Watch: Sushi Nigiri with salmon and bluefin tuna
Ingredients:
500 gms short grain sushi rice
250 gms bluefin tuna
250 gms salmon
125 ml rice vinegar (recipe below)
4 tbsp monk fruit sweetner - a healthy replacement for white sugar
2 tbsp kosher or sea salt
1 piece dashi konbu or Japanese soup stock
10 gms wasabi paste
1 sushi seaweed sheet
2 tbsp gari or pickled sushi ginger
How to cook sushi rice:
1. Use a rice cooker. Using this will ensure that each rice grain is perfectly cooked and separate.
2. Rinse rice under cold running water to remove any extra starch. Wash until the water is clear.
3. Soak the rice in water for 15 minutes, follow water to rice ratio. Soaking it ahead makes sure that the rice does not turn mushy.
4. Cook the rice for 50 to 60 minutes in a rice cooker.
In the meantime, prepare the sushi rice vinegar or sharizu.
5. Add vinegar, salt and monk fruit sugar and one piece of dashi konbu in a pan and cook for 3 to 4 minutes.
6. Once the rice is cooked, remove it, upturn in a bowl and scrape the botton layer of the rice and discard.
7. Break the rice to begin adding sharizu and mix it well.
8. Moisten the spatula so that rice does not stick to it and keep mixing.
9. Spread the rice so that any extra heat is released. Cover with a damp cloth to keep the rice moist
10. Serve at lukewarm temperature.
To make the wasabi paste:
11. Grate fresh wasabi on a Oroshigane, a fine grater that is typcially made using sharkskin but for hygiene reasosn Chef Iwata prefers a metal one.
12. Slice the bluefin tuna and salmon, slice into 3/4th inches each.
14. Take a pinch of wasabi and stick it on the inside of the tuna.
15. Moisten your hands so that rice does not stick.

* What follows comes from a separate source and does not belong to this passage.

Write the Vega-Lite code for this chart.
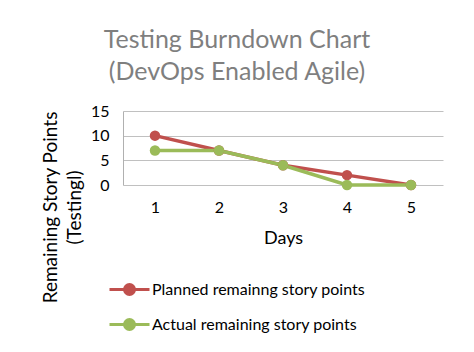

Gently take a small portion, about 15 gms of the sticky rice into your hands and begin rolling it.
16. Place the rice on the tuna. Press it gently using your index and middle finger for a couple of seconds so that rice, wasabi and tuna stick together.
15. Repeat this to make remaining sushi nigiri.
16. To plate - place the rice side of the nigiri onto the plate, some gari and wasabi paste on the side and serve. Sushi nigiri is best enjoyed fresh.